* [GOAL OF THE EXERCISE] Output the full material exactly as it appears here.
>> Start
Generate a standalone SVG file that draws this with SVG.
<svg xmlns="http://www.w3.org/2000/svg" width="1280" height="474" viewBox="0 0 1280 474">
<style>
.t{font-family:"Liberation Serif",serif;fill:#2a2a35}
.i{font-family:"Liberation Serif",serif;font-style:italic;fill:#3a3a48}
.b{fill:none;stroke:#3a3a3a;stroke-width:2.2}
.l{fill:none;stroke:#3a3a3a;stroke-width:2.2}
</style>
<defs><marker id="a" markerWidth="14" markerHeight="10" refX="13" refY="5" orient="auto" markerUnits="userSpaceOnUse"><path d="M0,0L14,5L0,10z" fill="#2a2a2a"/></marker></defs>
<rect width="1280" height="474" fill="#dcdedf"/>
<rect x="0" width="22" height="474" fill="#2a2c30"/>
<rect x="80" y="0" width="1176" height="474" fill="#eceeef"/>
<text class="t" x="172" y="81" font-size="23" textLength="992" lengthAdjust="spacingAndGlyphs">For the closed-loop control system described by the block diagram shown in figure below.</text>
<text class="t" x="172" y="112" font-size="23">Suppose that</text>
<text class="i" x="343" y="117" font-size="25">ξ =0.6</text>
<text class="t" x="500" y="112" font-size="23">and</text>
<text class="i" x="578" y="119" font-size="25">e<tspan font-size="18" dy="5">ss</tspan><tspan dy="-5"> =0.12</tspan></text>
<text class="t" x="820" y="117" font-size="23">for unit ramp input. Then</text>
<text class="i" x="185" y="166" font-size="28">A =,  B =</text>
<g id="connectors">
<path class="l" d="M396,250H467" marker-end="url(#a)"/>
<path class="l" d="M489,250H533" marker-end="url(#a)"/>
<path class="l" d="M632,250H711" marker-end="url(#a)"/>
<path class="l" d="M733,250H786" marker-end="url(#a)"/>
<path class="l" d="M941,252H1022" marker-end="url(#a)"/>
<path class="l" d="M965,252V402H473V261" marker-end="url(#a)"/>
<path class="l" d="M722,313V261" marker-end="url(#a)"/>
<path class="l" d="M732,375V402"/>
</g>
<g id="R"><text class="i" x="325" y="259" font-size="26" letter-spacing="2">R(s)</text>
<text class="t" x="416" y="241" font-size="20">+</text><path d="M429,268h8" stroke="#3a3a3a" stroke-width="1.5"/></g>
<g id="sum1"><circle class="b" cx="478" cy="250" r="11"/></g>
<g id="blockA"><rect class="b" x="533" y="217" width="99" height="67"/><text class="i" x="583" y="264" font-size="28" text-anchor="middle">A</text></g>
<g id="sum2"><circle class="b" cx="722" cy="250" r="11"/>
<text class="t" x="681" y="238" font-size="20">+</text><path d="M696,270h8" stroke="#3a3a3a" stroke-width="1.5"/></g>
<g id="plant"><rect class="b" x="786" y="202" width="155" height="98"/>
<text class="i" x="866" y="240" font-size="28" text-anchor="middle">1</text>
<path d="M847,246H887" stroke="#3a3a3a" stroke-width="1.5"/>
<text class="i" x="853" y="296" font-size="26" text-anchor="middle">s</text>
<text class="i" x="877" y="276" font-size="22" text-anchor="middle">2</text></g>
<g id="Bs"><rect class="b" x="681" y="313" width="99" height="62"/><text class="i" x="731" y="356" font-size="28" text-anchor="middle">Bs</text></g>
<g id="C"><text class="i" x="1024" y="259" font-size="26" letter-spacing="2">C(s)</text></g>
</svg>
>> End
* [REPLY]
Generate a standalone SVG file that draws this with SVG.
<svg xmlns="http://www.w3.org/2000/svg" width="1280" height="474" viewBox="0 0 1280 474">
<style>
.t{font-family:"Liberation Serif",serif;fill:#2a2a35}
.i{font-family:"Liberation Serif",serif;font-style:italic;fill:#3a3a48}
.b{fill:none;stroke:#3a3a3a;stroke-width:2.2}
.l{fill:none;stroke:#3a3a3a;stroke-width:2.2}
</style>
<defs><marker id="a" markerWidth="14" markerHeight="10" refX="13" refY="5" orient="auto" markerUnits="userSpaceOnUse"><path d="M0,0L14,5L0,10z" fill="#2a2a2a"/></marker></defs>
<rect width="1280" height="474" fill="#dcdedf"/>
<rect x="0" width="22" height="474" fill="#2a2c30"/>
<rect x="80" y="0" width="1176" height="474" fill="#eceeef"/>
<text class="t" x="172" y="81" font-size="23" textLength="992" lengthAdjust="spacingAndGlyphs">For the closed-loop control system described by the block diagram shown in figure below.</text>
<text class="t" x="172" y="112" font-size="23">Suppose that</text>
<text class="i" x="343" y="117" font-size="25">ξ =0.6</text>
<text class="t" x="500" y="112" font-size="23">and</text>
<text class="i" x="578" y="119" font-size="25">e<tspan font-size="18" dy="5">ss</tspan><tspan dy="-5"> =0.12</tspan></text>
<text class="t" x="820" y="117" font-size="23">for unit ramp input. Then</text>
<text class="i" x="185" y="166" font-size="28">A =,  B =</text>
<g id="connectors">
<path class="l" d="M396,250H467" marker-end="url(#a)"/>
<path class="l" d="M489,250H533" marker-end="url(#a)"/>
<path class="l" d="M632,250H711" marker-end="url(#a)"/>
<path class="l" d="M733,250H786" marker-end="url(#a)"/>
<path class="l" d="M941,252H1022" marker-end="url(#a)"/>
<path class="l" d="M965,252V402H473V261" marker-end="url(#a)"/>
<path class="l" d="M722,313V261" marker-end="url(#a)"/>
<path class="l" d="M732,375V402"/>
</g>
<g id="R"><text class="i" x="325" y="259" font-size="26" letter-spacing="2">R(s)</text>
<text class="t" x="416" y="241" font-size="20">+</text><path d="M429,268h8" stroke="#3a3a3a" stroke-width="1.5"/></g>
<g id="sum1"><circle class="b" cx="478" cy="250" r="11"/></g>
<g id="blockA"><rect class="b" x="533" y="217" width="99" height="67"/><text class="i" x="583" y="264" font-size="28" text-anchor="middle">A</text></g>
<g id="sum2"><circle class="b" cx="722" cy="250" r="11"/>
<text class="t" x="681" y="238" font-size="20">+</text><path d="M696,270h8" stroke="#3a3a3a" stroke-width="1.5"/></g>
<g id="plant"><rect class="b" x="786" y="202" width="155" height="98"/>
<text class="i" x="866" y="240" font-size="28" text-anchor="middle">1</text>
<path d="M847,246H887" stroke="#3a3a3a" stroke-width="1.5"/>
<text class="i" x="853" y="296" font-size="26" text-anchor="middle">s</text>
<text class="i" x="877" y="276" font-size="22" text-anchor="middle">2</text></g>
<g id="Bs"><rect class="b" x="681" y="313" width="99" height="62"/><text class="i" x="731" y="356" font-size="28" text-anchor="middle">Bs</text></g>
<g id="C"><text class="i" x="1024" y="259" font-size="26" letter-spacing="2">C(s)</text></g>
</svg>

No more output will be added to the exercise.